EXERCISE REQUIREMENTS →
Retype word for word the first line of the listing and each line after it up to the line with "0.52, 0.45, 0.355];", with the pictures taken out.

+--

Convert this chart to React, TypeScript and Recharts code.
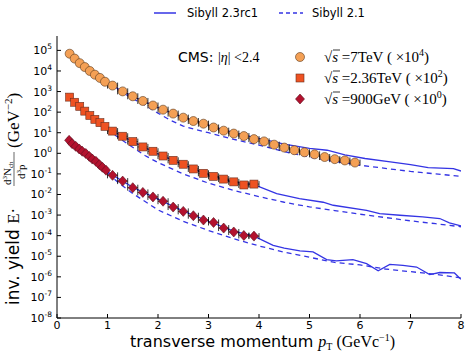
import { ComposedChart, Line, Scatter, XAxis, YAxis, ErrorBar } from 'recharts';

// CMS charged hadron spectra (scaled) with Sibyll 2.3rc1 / 2.1 predictions

const PT_7TEV = [0.25, 0.35, 0.45, 0.55, 0.65, 0.75, 0.85, 0.95, 1.1, 1.3, 1.5, 1.7, 1.9, 2.1, 2.3, 2.5, 2.7, 2.9, 3.1, 3.3, 3.5, 3.7, 3.9, 4.1, 4.3, 4.5, 4.7, 4.9, 5.1, 5.3, 5.5, 5.7, 5.9];
const YIELD_7TEV = [6.9e4, 4.0e4, 2.4e4, 1.55e4, 1.0e4, 6.6e3, 4.6e3, 3.0e3, 1.95e3, 1.02e3, 590, 350, 210, 132, 85, 54, 37, 27.5, 18, 12.6, 9.1, 6.9, 4.9, 3.8, 2.63, 1.9, 1.41, 1.12, 0.89, 0.66, 0.52, 0.45, 0.355];

const PT_236TEV = [0.25, 0.35, 0.45, 0.55, 0.65, 0.75, 0.85, 0.95, 1.1, 1.3, 1.5, 1.7, 1.9, 2.1, 2.3, 2.5, 2.7, 2.9, 3.1, 3.3, 3.5, 3.7, 3.9];
const YIELD_236TEV = [537, 302, 191, 112, 69, 44.7, 30.9, 20.4, 12.0, 6.76, 3.72, 2.04, 1.26, 0.74, 0.457, 0.295, 0.174, 0.107, 0.076, 0.056, 0.041, 0.029, 0.032];

const PT_900GEV = [0.24, 0.3, 0.37, 0.44, 0.5, 0.57, 0.64, 0.7, 0.77, 0.84, 0.9, 0.97, 1.1, 1.3, 1.5, 1.7, 1.9, 2.1, 2.3, 2.5, 2.7, 2.9, 3.1, 3.3, 3.5, 3.7, 3.9];
const YIELD_900GEV = [4.27, 2.95, 2.19, 1.62, 1.26, 0.977, 0.708, 0.525, 0.407, 0.282, 0.209, 0.151, 0.085, 0.0447, 0.0214, 0.0126, 0.0076, 0.0047, 0.00245, 0.00151, 9.3e-4, 5.75e-4, 4.37e-4, 2.34e-4, 1.51e-4, 1.02e-4, 9.5e-5];

// Sibyll 2.3rc1 (solid)
const S23_7_X = [0.2, 0.4, 0.6, 0.8, 1.0, 1.25, 1.5, 2.0, 2.5, 3.0, 3.5, 4.0, 4.5, 5.0, 5.35, 5.7, 6.1, 6.6, 7.0, 7.35, 7.85, 8.0];
const S23_7_Y = [8.9e4, 3.16e4, 1.26e4, 5.5e3, 2.63e3, 1.2e3, 589, 166, 56, 23.4, 10, 5.25, 2.82, 1.74, 1.41, 0.85, 0.56, 0.38, 0.28, 0.204, 0.182, 0.138];
const S23_236_X = [0.2, 0.5, 0.8, 1.0, 1.25, 1.5, 2.0, 2.5, 3.0, 3.5, 3.9, 4.35, 4.8, 5.27, 5.47, 6.13, 6.39, 6.79, 7.24, 7.58, 7.77, 8.0];
const S23_236_Y = [759, 132, 33, 15.8, 7.9, 3.7, 0.93, 0.28, 0.089, 0.04, 0.03, 0.011, 6.3e-3, 4.2e-3, 3.0e-3, 1.7e-3, 1.17e-3, 9.8e-4, 8.1e-4, 6.8e-4, 4.2e-4, 2.95e-4];
const S23_900_X = [0.2, 0.5, 0.8, 1.0, 1.25, 1.5, 2.0, 2.5, 3.0, 3.5, 3.9, 4.28, 4.5, 4.81, 5.07, 5.34, 5.53, 5.86, 6.13, 6.36, 6.59, 6.85, 7.12, 7.38, 7.58, 7.87, 8.0];
const S23_900_Y = [5.6, 1.26, 0.339, 0.126, 0.0525, 0.0224, 6.0e-3, 1.58e-3, 5.0e-4, 1.66e-4, 9.5e-5, 3.4e-5, 2.5e-5, 1.82e-5, 1.62e-5, 6.9e-6, 5.9e-6, 6.9e-6, 4.4e-6, 1.95e-6, 4.0e-6, 3.6e-6, 3.0e-6, 1.29e-6, 1.62e-6, 1.55e-6, 7.6e-7];

// Sibyll 2.1 (dashed)
const S21_7_X = [0.2, 0.5, 1.0, 1.5, 1.7, 2.0, 2.25, 2.5, 2.75, 3.0, 3.5, 4.0, 4.5, 5.0, 5.5, 6.0, 6.5, 7.0, 7.5, 8.0];
const S21_7_Y = [8.9e4, 1.9e4, 2.4e3, 457, 251, 89, 40, 20.9, 14.1, 10, 4.8, 2.5, 1.2, 0.66, 0.4, 0.263, 0.186, 0.132, 0.1, 0.076];
const S21_236_X = [0.2, 0.5, 1.0, 1.3, 1.75, 2.0, 2.5, 3.0, 3.5, 4.0, 4.5, 5.0, 5.5, 6.0, 6.5, 7.0, 7.5, 8.0];
const S21_236_Y = [759, 132, 14.1, 4.17, 0.76, 0.355, 0.1, 0.0355, 0.0158, 7.9e-3, 4.2e-3, 2.5e-3, 1.66e-3, 1.1e-3, 7.6e-4, 5.25e-4, 3.8e-4, 2.7e-4];
const S21_900_X = [0.2, 0.5, 0.8, 1.0, 1.2, 1.5, 2.0, 2.5, 3.0, 3.5, 4.0, 4.5, 5.0, 5.5, 6.0, 6.5, 7.0, 7.5, 8.0];
const S21_900_Y = [5.6, 1.2, 0.316, 0.112, 0.04, 0.0112, 1.78e-3, 5.0e-4, 1.78e-4, 7.1e-5, 3.16e-5, 1.58e-5, 8.9e-6, 5.0e-6, 3.8e-6, 2.4e-6, 1.78e-6, 1.32e-6, 8.9e-7];

const X_TICKS = [0, 1, 2, 3, 4, 5, 6, 7, 8];
const Y_TICKS = [1e-8, 1e-7, 1e-6, 1e-5, 1e-4, 1e-3, 1e-2, 1e-1, 1e0, 1e1, 1e2, 1e3, 1e4, 1e5];

const BLUE = '#3434e4';
const SANS = '"DejaVu Sans", sans-serif';
const SERIF = '"Liberation Serif", serif';

const toPoints = (xs: number[], ys: number[], lowBin: number) =>
  xs.map((x, i) => ({ x, y: ys[i], ex: x < 1 ? lowBin : 0.1 }));
const toLine = (xs: number[], ys: number[]) => xs.map((x, i) => ({ x, y: ys[i] }));

const data7 = toPoints(PT_7TEV, YIELD_7TEV, 0.05);
const data236 = toPoints(PT_236TEV, YIELD_236TEV, 0.05);
const data900 = toPoints(PT_900GEV, YIELD_900GEV, 0.033);

const CircleMark = (p: any) => <circle cx={p.cx} cy={p.cy} r={4.5} fill="#f4a055" stroke="#5a3a20" strokeWidth={0.6} />;
const SquareMark = (p: any) => <rect x={p.cx - 4} y={p.cy - 4} width={8} height={8} fill="#ee5222" stroke="#6a3020" strokeWidth={0.6} />;
const DiamondMark = (p: any) => (
  <polygon points={`${p.cx},${p.cy - 5} ${p.cx + 4.5},${p.cy} ${p.cx},${p.cy + 5} ${p.cx - 4.5},${p.cy}`} fill="#b3122e" stroke="#5a1020" strokeWidth={0.6} />
);

const YTick = (props: any) => {
  const { x, y, payload } = props;
  const e = Math.round(Math.log10(payload.value));
  return (
    <g>
      <line x1={x} x2={x + 4} y1={y} y2={y} stroke="#000" />
      <text x={x - 5} y={y + 4} textAnchor="end" fontSize={11} fontFamily={SANS} fill="#000">
        10<tspan dy={-5} fontSize={7.5}>{e}</tspan>
      </text>
    </g>
  );
};

const XTick = (props: any) => {
  const { x, y, payload } = props;
  return (
    <g>
      <line x1={x} x2={x} y1={y} y2={y - 4} stroke="#000" />
      <text x={x} y={y + 11} textAnchor="middle" fontSize={11} fontFamily={SANS} fill="#000">{payload.value}</text>
    </g>
  );
};

function Overlay() {
  const rows = [
    { y: 57, label: '7TeV', exp: '4' },
    { y: 78, label: '2.36TeV', exp: '2' },
    { y: 99, label: '900GeV', exp: '0' },
  ];
  return (
    <svg width={474} height={355} style={{ position: 'absolute', left: 0, top: 0, pointerEvents: 'none' }}>
      {/* model legend */}
      <line x1={154} x2={176} y1={13} y2={13} stroke={BLUE} strokeWidth={1.5} />
      <text x={187} y={17} fontSize={11.5} fontFamily={SANS}>Sibyll 2.3rc1</text>
      <line x1={279} x2={303} y1={13} y2={13} stroke={BLUE} strokeWidth={1.5} strokeDasharray="4 3" />
      <text x={312} y={17} fontSize={11.5} fontFamily={SANS}>Sibyll 2.1</text>

      <text x={178} y={62} fontSize={14} fontFamily={SANS}>
        CMS: <tspan fontFamily={SERIF}>|</tspan><tspan fontFamily={SERIF} fontStyle="italic">η</tspan><tspan fontFamily={SERIF}>| &lt;2.4</tspan>
      </text>

      {/* data legend */}
      <CircleMark cx={300} cy={rows[0].y} />
      <SquareMark cx={300} cy={rows[1].y} />
      <DiamondMark cx={300} cy={rows[2].y} />
      {rows.map((r) => (
        <g key={r.label}>
          <line x1={333} x2={340} y1={r.y - 7} y2={r.y - 7} stroke="#000" strokeWidth={0.8} />
          <text x={324} y={r.y + 5} fontSize={15} fontFamily={SERIF}>
            √<tspan fontStyle="italic">s</tspan> ={r.label} ( ×10<tspan dy={-6} fontSize={10}>{r.exp}</tspan><tspan dy={6}>)</tspan>
          </text>
        </g>
      ))}

      {/* y label */}
      <g transform="translate(19,305) rotate(-90)">
        <text x={0} y={0} fontSize={17} fontFamily={SANS}>inv. yield <tspan fontFamily={SERIF}>E</tspan><tspan fontFamily={SERIF}>·</tspan></text>
        <text x={120} y={-8} fontSize={11} fontFamily={SERIF}>
          d<tspan dy={-4} fontSize={7}>3</tspan><tspan dy={4}>N</tspan><tspan dy={2} fontSize={7}>ch</tspan>
        </text>
        <line x1={119} x2={153} y1={-5} y2={-5} stroke="#000" strokeWidth={0.6} />
        <text x={126} y={6} fontSize={11} fontFamily={SERIF}>
          d<tspan dy={-4} fontSize={7}>3</tspan><tspan dy={4}>p⃗</tspan>
        </text>
        <text x={157} y={0} fontSize={17} fontFamily={SERIF}>
          (GeV<tspan dy={-7} fontSize={11}>−2</tspan><tspan dy={7}>)</tspan>
        </text>
      </g>

      {/* x label */}
      <text x={130} y={347} fontSize={16} fontFamily={SANS}>
        transverse momentum <tspan fontFamily={SERIF} fontStyle="italic">p</tspan>
        <tspan fontFamily={SERIF} fontSize={10} dy={3}>T</tspan>
        <tspan fontFamily={SERIF} dy={-3}> (GeVc</tspan>
        <tspan fontFamily={SERIF} fontSize={10} dy={-6}>−1</tspan>
        <tspan fontFamily={SERIF} dy={6}>)</tspan>
      </text>
    </svg>
  );
}

export default function App() {
  return (
    <div style={{ position: 'absolute', left: 0, top: 0, width: 474, height: 355, background: '#fff' }}>
      <ComposedChart width={474} height={355} margin={{ top: 36, right: 13, bottom: 0, left: 0 }}>
        <XAxis
          type="number"
          dataKey="x"
          domain={[0, 8]}
          ticks={X_TICKS}
          interval={0}
          allowDataOverflow
          height={37}
          tickLine={false}
          tickSize={0}
          tickMargin={0}
          axisLine={{ stroke: '#000' }}
          tick={<XTick />}
        />
        <YAxis
          type="number"
          dataKey="y"
          scale="log"
          domain={[1e-8, 5e5]}
          ticks={Y_TICKS}
          interval={0}
          allowDataOverflow
          width={57}
          tickLine={false}
          tickSize={0}
          tickMargin={0}
          axisLine={{ stroke: '#000' }}
          tick={<YTick />}
        />
        <Line data={toLine(S21_7_X, S21_7_Y)} dataKey="y" stroke={BLUE} strokeWidth={1.3} strokeDasharray="5 4" dot={false} isAnimationActive={false} />
        <Line data={toLine(S21_236_X, S21_236_Y)} dataKey="y" stroke={BLUE} strokeWidth={1.3} strokeDasharray="5 4" dot={false} isAnimationActive={false} />
        <Line data={toLine(S21_900_X, S21_900_Y)} dataKey="y" stroke={BLUE} strokeWidth={1.3} strokeDasharray="5 4" dot={false} isAnimationActive={false} />
        <Line data={toLine(S23_7_X, S23_7_Y)} dataKey="y" stroke={BLUE} strokeWidth={1.3} dot={false} isAnimationActive={false} />
        <Line data={toLine(S23_236_X, S23_236_Y)} dataKey="y" stroke={BLUE} strokeWidth={1.3} dot={false} isAnimationActive={false} />
        <Line data={toLine(S23_900_X, S23_900_Y)} dataKey="y" stroke={BLUE} strokeWidth={1.3} dot={false} isAnimationActive={false} />
        <Scatter data={data7} dataKey="y" shape={CircleMark} isAnimationActive={false}>
          <ErrorBar dataKey="ex" direction="x" width={3} stroke="#000" strokeWidth={0.8} />
        </Scatter>
        <Scatter data={data236} dataKey="y" shape={SquareMark} isAnimationActive={false}>
          <ErrorBar dataKey="ex" direction="x" width={3} stroke="#000" strokeWidth={0.8} />
        </Scatter>
        <Scatter data={data900} dataKey="y" shape={DiamondMark} isAnimationActive={false}>
          <ErrorBar dataKey="ex" direction="x" width={3} stroke="#000" strokeWidth={0.8} />
        </Scatter>
      </ComposedChart>
      <Overlay />
    </div>
  );
}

+--

TASK OUTPUT →
Convert this chart to React, TypeScript and Recharts code.
import { ComposedChart, Line, Scatter, XAxis, YAxis, ErrorBar } from 'recharts';

// CMS charged hadron spectra (scaled) with Sibyll 2.3rc1 / 2.1 predictions

const PT_7TEV = [0.25, 0.35, 0.45, 0.55, 0.65, 0.75, 0.85, 0.95, 1.1, 1.3, 1.5, 1.7, 1.9, 2.1, 2.3, 2.5, 2.7, 2.9, 3.1, 3.3, 3.5, 3.7, 3.9, 4.1, 4.3, 4.5, 4.7, 4.9, 5.1, 5.3, 5.5, 5.7, 5.9];
const YIELD_7TEV = [6.9e4, 4.0e4, 2.4e4, 1.55e4, 1.0e4, 6.6e3, 4.6e3, 3.0e3, 1.95e3, 1.02e3, 590, 350, 210, 132, 85, 54, 37, 27.5, 18, 12.6, 9.1, 6.9, 4.9, 3.8, 2.63, 1.9, 1.41, 1.12, 0.89, 0.66, 0.52, 0.45, 0.355];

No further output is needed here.